Liability of JPMorgan Chase Bank

The court next considered whether JPMorgan Chase Bank could be held liable for the actions of Washington Mutual (WaMu) employees. It noted that the agreement under which Chase acquired WaMu's loan commitments expressly stated that Chase did not assume any liability for claims arising from WaMu's borrowers. Consequently, the court reasoned that Tucker could not hold Chase accountable for alleged misconduct by WaMu employees in relation to the loan in question. This aspect of the ruling highlighted the legal principle of corporate liability, emphasizing that a successor entity is not automatically responsible for the actions of its predecessor unless explicitly stated in a legal agreement. The court's finding reinforced the importance of understanding the terms of contracts and the limitations of liability that can be set forth therein. Thus, this legal barrier further supported the court's decision to sustain the demurrer against Tucker's claims.

Standing to Sue

The court also determined that Tucker lacked standing to bring the lawsuit. It explained that neither Tucker himself nor the Zula Tucker Living Trust were parties to the loan contract executed on March 4, 2008. In legal terms, standing refers to the ability of a party to demonstrate a sufficient connection to the law or the harm at issue to support that party's participation in the case. The court concluded that, without standing, Tucker could not assert claims based on the loan agreements made between WaMu and Zula Tucker. This ruling underscored the necessity for a plaintiff to have a direct interest in the subject matter of the litigation to proceed with a lawsuit. As a result, the lack of standing represented another independent basis for affirming the trial court's decision to sustain the demurrer.

Insufficiency of Causes of Action

The court then examined the sufficiency of Tucker's allegations in relation to each cause of action he attempted to plead. It found that Tucker failed to allege sufficient facts to establish the necessary elements for financial elder abuse, specifically regarding the "taking" or "wrongful use or intent" elements required under the relevant statute. The court also noted that Tucker's claim for breach of the implied warranty of good faith and fair dealing was not legally cognizable, as it did not seek to enforce any specific terms of the loan contract. Furthermore, the court found that Tucker did not plead fraud with the required specificity; he failed to identify any particular misrepresentation or demonstrate reliance on such misrepresentation. Lastly, regarding his accounting claim, the court highlighted that Tucker did not allege any outstanding balance owed to him by Chase, which is essential for such a claim to be valid.
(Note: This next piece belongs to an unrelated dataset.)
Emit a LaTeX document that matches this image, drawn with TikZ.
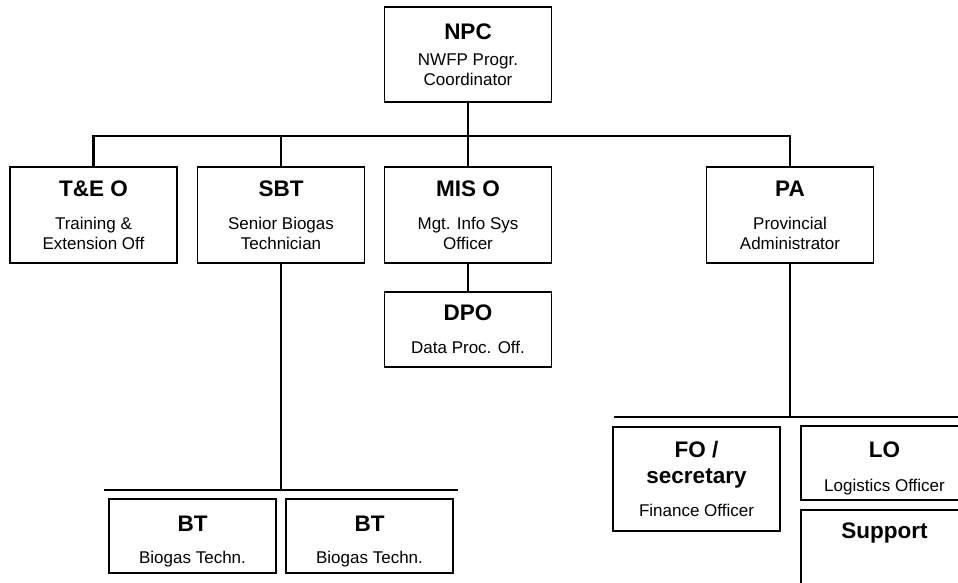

Collectively, these deficiencies in Tucker's pleadings reinforced the court's decision to sustain the demurrer and further affirmed the dismissal of his claims.

Conclusion

In conclusion, the appellate court upheld the trial court's ruling to sustain Chase's demurrer, affirming the dismissal of Tucker's claims. The reasoning encompassed several critical legal principles, including the statute of limitations, corporate liability, standing, and the necessity of sufficiently pleading causes of action. By addressing each of these issues, the court demonstrated the importance of adhering to legal standards and procedural rules in civil litigation. Tucker's failure to establish a timely, legally cognizable, and adequately pled claim ultimately led to the affirmation of the trial court's order. The ruling served as a reminder that plaintiffs carry the burden of proving the validity of their claims and that courts require strict adherence to procedural requirements and elements of each cause of action.